After graduating with honors from a swanky New England college I started a grad program at the U of Iowa. I figured I would squash those hayseeds with my Eastern intellect. About 15 minutes into my first class I realized I was the least-prepared person in the room.


What program? I know a number of people that went to Iowa for their creative writing masters, but many were from Top 10 undergrad.
Anonymous
Anonymous wrote:
Anonymous wrote:You had 18 years to save. Plus cash flow some now. What have you been doing all this time? You knew this expense was coming.


+1

This is what I do not comprehend. Does anyone with a brain really think that education is free in the U.S.?


I think for a lot of people in this discussion, they have the money, but they're sure about the value of spending 350-400k for a Bachelors. If you have many million, sure. But otherwise, is there a 50k option (state, OOS, merit at top 100 school, UK, etc) that saves 200k worth of gun powder for a down payment or grad school degree.

This is a well educated group who opened 529s 18 years ago. But at some point, the highest priced option isn't worth it. For a lot of people, when college started running 80-90 a year, the tipping point was reached.
Anonymous
Yes, some of us are really paying it. We started saving when the kids were young. By the time the kids were 14 we had enough in each 529 to fully fund $70-80K for four years.

However, if you haven't saved enough and cannot easily cash flow, no it is NOT worth it to go into major debt.
Anonymous
Anonymous wrote:
Anonymous wrote:
Anonymous wrote:You had 18 years to save. Plus cash flow some now. What have you been doing all this time? You knew this expense was coming.


+1

This is what I do not comprehend. Does anyone with a brain really think that education is free in the U.S.?


I think for a lot of people in this discussion, they have the money, but they're sure about the value of spending 350-400k for a Bachelors. If you have many million, sure. But otherwise, is there a 50k option (state, OOS, merit at top 100 school, UK, etc) that saves 200k worth of gun powder for a down payment or grad school degree.

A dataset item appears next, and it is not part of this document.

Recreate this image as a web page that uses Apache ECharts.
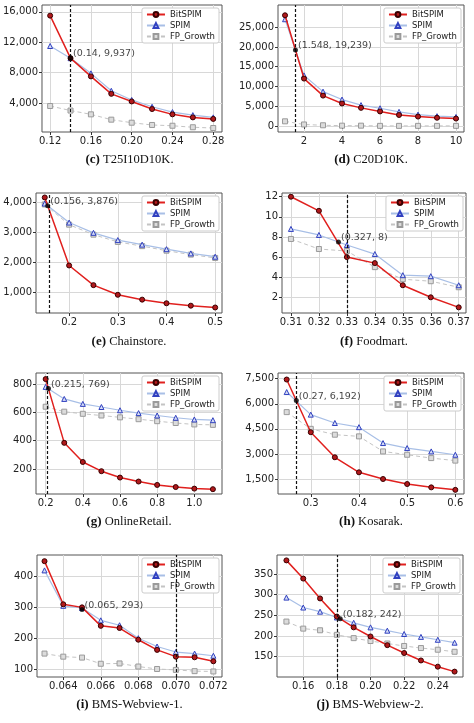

This is a well educated group who opened 529s 18 years ago. But at some point, the highest priced option isn't worth it. For a lot of people, when college started running 80-90 a year, the tipping point was reached.


This. I don’t think gas is free but I also don’t drive around in a Hummer. People who think the goal is to spend the most money possible without regard to value have lost the thread.